Barcelona Travel Guide
I went to Barcelona in 2012 and had such an amazing time, I can easily say it’s one of my favourite cities I’ve traveled to. Since then, friends have been asking me for tips on things to see or do, so I decided to make a post about it, complete with pictures from my trip that leave me very nostalgic.
First, a bit of advice:
Language: try to brush up on your Spanish. Although many people are quatrolingual, some of them only speak Catalan and a little Latin American Spanish. The menus in restaurants are often only in Latin American Spanish and Catalan, and the waiter might not be able to translate it for you. Also, the locals will respect your effort and will often be more friendly. Surprisingly, our knowledge of French came in handy more than once as well since there are a lot of foreign workers.
–The Lonely Planet Barcelona guide was super helpful for us, especially for the maps (streets can be confusing). There’s even a phrase book and translation of all the popular food items. Be sure to get the latest version since the recession hit the city pretty hard and many places have had to close.
-There is a tourist info center that you can go to for any information, they were friendly and helpful. You can also go to them to book tours or day trips you might want to do.
-If you want to book a day trip, do it as early as possible because they can get full (Dali museum, Cava tours, Mount Tibidabo, lots to do..).
-Same goes for a soccer match
–Bull fighting no longer happens because the animal cruelty people got involved and banned that shit.
-If you want to go to Madrid for a day, the train gets you there in 3 hours.
-make sure there are no strikes or protests happening with the transit companies if you do want to go somewhere
-Try to plan your day around a certain neighborhood so you don’t tire yourself out. You can technically walk everywhere, but a metro pass is usually worth it if you are trying to cram in a lot of sightseeing.
–Vila de Gracia was the loveliest neighborhood we saw, and if you get the chance, try to stay there. It’s like the plateau/mile-end equivalent (for montrealers) and little parades and music shows happen in the streets daily. It also has a ton of cute bars if you want to go bar hopping or dancing. And it generally felt safe, not as touristy as the more downtown areas. The metros near it were Paseig de Gracia and Fontana. We stayed at an airbnb with a rooftop terrace, from which we could see the Sagrada Familia. It was a great location and I would stay in that area again.
-Check out Parc Guell and take pictures in all the famous spots. The Gaudi stuff too, but you already knew that.
– Walk along the ramblas. Ramblas are like Montreal’s St-Laurent street sale X 10000. There are 3 of them and they all lead down to the beach area.
– Our favorite beach was the gay beach closer to the east edge (I think it was called Barceloneta). It was less crowded and generally felt safe.

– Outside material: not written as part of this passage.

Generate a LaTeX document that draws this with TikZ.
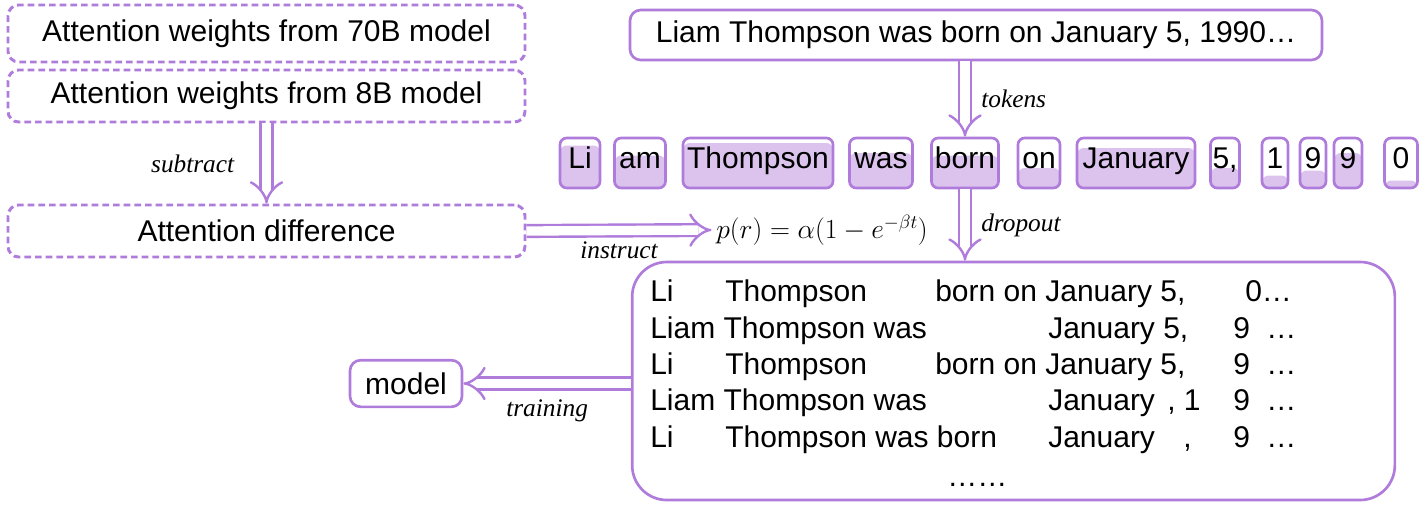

Be sure to not bring any valuables, and keep change for metro fare.
– The beach has many bars all along it, which provide a nice break from the sand. Despite the fact that they look like tourist traps, the prices weren’t as high as we expected. If you go to a beach bar, be sure to order a drink called Clara, a lovely combination of beer and lemonade. You can also bring your booze to the beach, and I recommend finding a convenience store and getting a canned drink called Damm Lemon (which is like a canned Clara).
-A nice cheap thing to do is to go up Mont Juic (pronounced Mont Jew, no joke). You can take the teleferic and see the view of the whole city. There’s also some castle/military building to see for free up there. You can walk down back to the city, it’s a pretty beautiful walk through the mountain.
-If you like champagne, try Cava, the Spanish equivalent. It’s usually quite cheap to order in bars and if you really like it you can take a day trip to one of the vineyards (Cava Tours).
-If you are planning a night at home, you can get a decent bottle of red wine from the grocery stores for 4 euros.
-Get TAPAS for dinner! My favorite place was Catalana, which you have to try. The address is 236 Mallorca, but go early ’cause there can be an insane lineup later in the evening. Split a few dishes amongst each other and try a local beer.
-When you don’t know what to order, you can’t go wrong with jamon (sorry, vegetarians). The cured meats there are delicious. Also, patatas fritas, and seafood if you’re into that. If you like what the stranger sitting next to you is having, ask the waiter for “lo mismo” and point to it. (It just means “the same”).
-Go to a Gelateria, any place that sells gelato. Nutella gelato, enough said.
**Pickpockets are a big problem in this city; on our first day we witnessed a guy steal someone’s bag and ride off on his bike. So have a messenger bag you can keep in sight, one that can’t be opened too easily. Wear one of those gross money belt things if you need to carry your passport, even if just for peace of mind.
It was really hard to condense this to a short list, but I hope you have as great of a time as we did!